• **Data**:

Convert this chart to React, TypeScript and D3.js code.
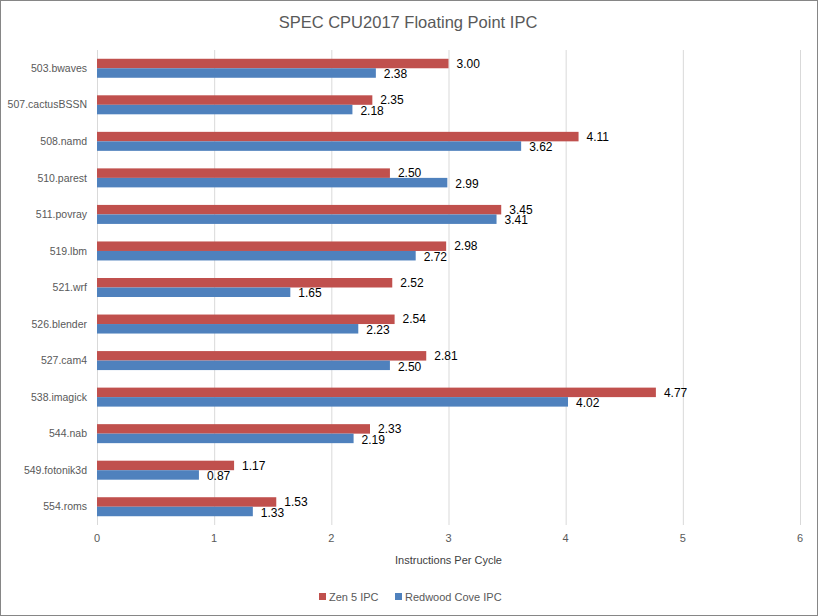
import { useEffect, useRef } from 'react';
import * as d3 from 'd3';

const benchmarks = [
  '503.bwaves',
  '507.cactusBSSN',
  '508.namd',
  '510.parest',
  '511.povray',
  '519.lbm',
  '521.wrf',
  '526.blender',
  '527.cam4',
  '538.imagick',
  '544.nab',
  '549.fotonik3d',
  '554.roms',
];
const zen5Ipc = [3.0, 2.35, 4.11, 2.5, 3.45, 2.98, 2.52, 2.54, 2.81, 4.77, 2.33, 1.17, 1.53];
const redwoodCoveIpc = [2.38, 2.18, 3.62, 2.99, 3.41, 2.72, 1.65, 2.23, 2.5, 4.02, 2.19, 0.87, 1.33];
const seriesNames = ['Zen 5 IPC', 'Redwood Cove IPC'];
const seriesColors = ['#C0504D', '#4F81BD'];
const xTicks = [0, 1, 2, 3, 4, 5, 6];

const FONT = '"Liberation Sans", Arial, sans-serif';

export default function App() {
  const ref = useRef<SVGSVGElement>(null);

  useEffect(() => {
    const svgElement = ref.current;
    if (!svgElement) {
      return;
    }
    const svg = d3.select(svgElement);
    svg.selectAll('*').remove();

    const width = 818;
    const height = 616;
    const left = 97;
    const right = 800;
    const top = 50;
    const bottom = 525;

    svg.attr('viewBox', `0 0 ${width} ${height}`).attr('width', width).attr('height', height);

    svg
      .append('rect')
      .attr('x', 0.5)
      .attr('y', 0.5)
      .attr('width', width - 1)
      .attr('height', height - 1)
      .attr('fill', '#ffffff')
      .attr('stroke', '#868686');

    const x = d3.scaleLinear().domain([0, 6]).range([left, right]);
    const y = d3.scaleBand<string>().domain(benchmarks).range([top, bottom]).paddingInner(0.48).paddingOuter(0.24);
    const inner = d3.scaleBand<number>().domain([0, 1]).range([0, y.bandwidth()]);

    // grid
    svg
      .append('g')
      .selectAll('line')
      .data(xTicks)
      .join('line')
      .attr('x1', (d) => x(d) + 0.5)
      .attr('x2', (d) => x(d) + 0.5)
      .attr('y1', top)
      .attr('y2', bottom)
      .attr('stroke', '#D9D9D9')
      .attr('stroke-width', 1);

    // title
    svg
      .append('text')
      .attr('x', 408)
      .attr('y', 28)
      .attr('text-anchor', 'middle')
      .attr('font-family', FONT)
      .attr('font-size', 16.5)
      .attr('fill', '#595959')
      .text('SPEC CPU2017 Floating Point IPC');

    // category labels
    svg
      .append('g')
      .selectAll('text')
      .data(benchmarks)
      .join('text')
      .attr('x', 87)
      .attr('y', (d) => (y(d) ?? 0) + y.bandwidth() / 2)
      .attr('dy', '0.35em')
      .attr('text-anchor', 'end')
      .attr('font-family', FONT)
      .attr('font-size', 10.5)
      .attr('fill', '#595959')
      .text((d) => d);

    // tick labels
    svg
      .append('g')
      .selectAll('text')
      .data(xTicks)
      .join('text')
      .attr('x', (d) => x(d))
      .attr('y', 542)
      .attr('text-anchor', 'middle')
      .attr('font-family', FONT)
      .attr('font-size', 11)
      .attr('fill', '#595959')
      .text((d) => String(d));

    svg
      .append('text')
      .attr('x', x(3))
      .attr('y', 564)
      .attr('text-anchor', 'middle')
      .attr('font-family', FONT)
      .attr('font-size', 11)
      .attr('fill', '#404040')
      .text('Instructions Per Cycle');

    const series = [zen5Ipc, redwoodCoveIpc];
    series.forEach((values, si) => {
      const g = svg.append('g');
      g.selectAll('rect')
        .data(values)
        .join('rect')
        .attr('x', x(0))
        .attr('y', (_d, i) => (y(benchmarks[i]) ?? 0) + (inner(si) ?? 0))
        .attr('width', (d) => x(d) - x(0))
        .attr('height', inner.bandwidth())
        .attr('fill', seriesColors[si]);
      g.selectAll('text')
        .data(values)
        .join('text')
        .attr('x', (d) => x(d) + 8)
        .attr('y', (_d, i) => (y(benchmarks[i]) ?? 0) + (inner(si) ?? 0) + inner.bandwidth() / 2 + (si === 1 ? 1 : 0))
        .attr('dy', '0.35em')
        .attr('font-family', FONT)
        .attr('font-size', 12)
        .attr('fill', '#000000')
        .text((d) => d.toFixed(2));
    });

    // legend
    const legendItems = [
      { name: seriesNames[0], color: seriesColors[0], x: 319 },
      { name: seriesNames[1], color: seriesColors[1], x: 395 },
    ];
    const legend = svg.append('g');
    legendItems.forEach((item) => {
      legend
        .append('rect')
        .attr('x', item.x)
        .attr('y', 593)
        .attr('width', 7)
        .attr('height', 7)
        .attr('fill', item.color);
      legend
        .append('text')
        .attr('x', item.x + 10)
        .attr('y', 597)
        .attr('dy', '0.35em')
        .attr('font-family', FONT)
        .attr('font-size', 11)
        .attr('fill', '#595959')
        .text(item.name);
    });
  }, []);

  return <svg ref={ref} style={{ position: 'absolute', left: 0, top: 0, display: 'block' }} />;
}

• **Work instructions**:
From the first line above through the line containing "Floating Point IPC');", copy everything exactly, without the pictures.

• **The output**:
Convert this chart to React, TypeScript and D3.js code.
import { useEffect, useRef } from 'react';
import * as d3 from 'd3';

const benchmarks = [
  '503.bwaves',
  '507.cactusBSSN',
  '508.namd',
  '510.parest',
  '511.povray',
  '519.lbm',
  '521.wrf',
  '526.blender',
  '527.cam4',
  '538.imagick',
  '544.nab',
  '549.fotonik3d',
  '554.roms',
];
const zen5Ipc = [3.0, 2.35, 4.11, 2.5, 3.45, 2.98, 2.52, 2.54, 2.81, 4.77, 2.33, 1.17, 1.53];
const redwoodCoveIpc = [2.38, 2.18, 3.62, 2.99, 3.41, 2.72, 1.65, 2.23, 2.5, 4.02, 2.19, 0.87, 1.33];
const seriesNames = ['Zen 5 IPC', 'Redwood Cove IPC'];
const seriesColors = ['#C0504D', '#4F81BD'];
const xTicks = [0, 1, 2, 3, 4, 5, 6];

const FONT = '"Liberation Sans", Arial, sans-serif';

export default function App() {
  const ref = useRef<SVGSVGElement>(null);

  useEffect(() => {
    const svgElement = ref.current;
    if (!svgElement) {
      return;
    }
    const svg = d3.select(svgElement);
    svg.selectAll('*').remove();

    const width = 818;
    const height = 616;
    const left = 97;
    const right = 800;
    const top = 50;
    const bottom = 525;

    svg.attr('viewBox', `0 0 ${width} ${height}`).attr('width', width).attr('height', height);

    svg
      .append('rect')
      .attr('x', 0.5)
      .attr('y', 0.5)
      .attr('width', width - 1)
      .attr('height', height - 1)
      .attr('fill', '#ffffff')
      .attr('stroke', '#868686');

    const x = d3.scaleLinear().domain([0, 6]).range([left, right]);
    const y = d3.scaleBand<string>().domain(benchmarks).range([top, bottom]).paddingInner(0.48).paddingOuter(0.24);
    const inner = d3.scaleBand<number>().domain([0, 1]).range([0, y.bandwidth()]);

    // grid
    svg
      .append('g')
      .selectAll('line')
      .data(xTicks)
      .join('line')
      .attr('x1', (d) => x(d) + 0.5)
      .attr('x2', (d) => x(d) + 0.5)
      .attr('y1', top)
      .attr('y2', bottom)
      .attr('stroke', '#D9D9D9')
      .attr('stroke-width', 1);

    // title
    svg
      .append('text')
      .attr('x', 408)
      .attr('y', 28)
      .attr('text-anchor', 'middle')
      .attr('font-family', FONT)
      .attr('font-size', 16.5)
      .attr('fill', '#595959')
      .text('SPEC CPU2017 Floating Point IPC');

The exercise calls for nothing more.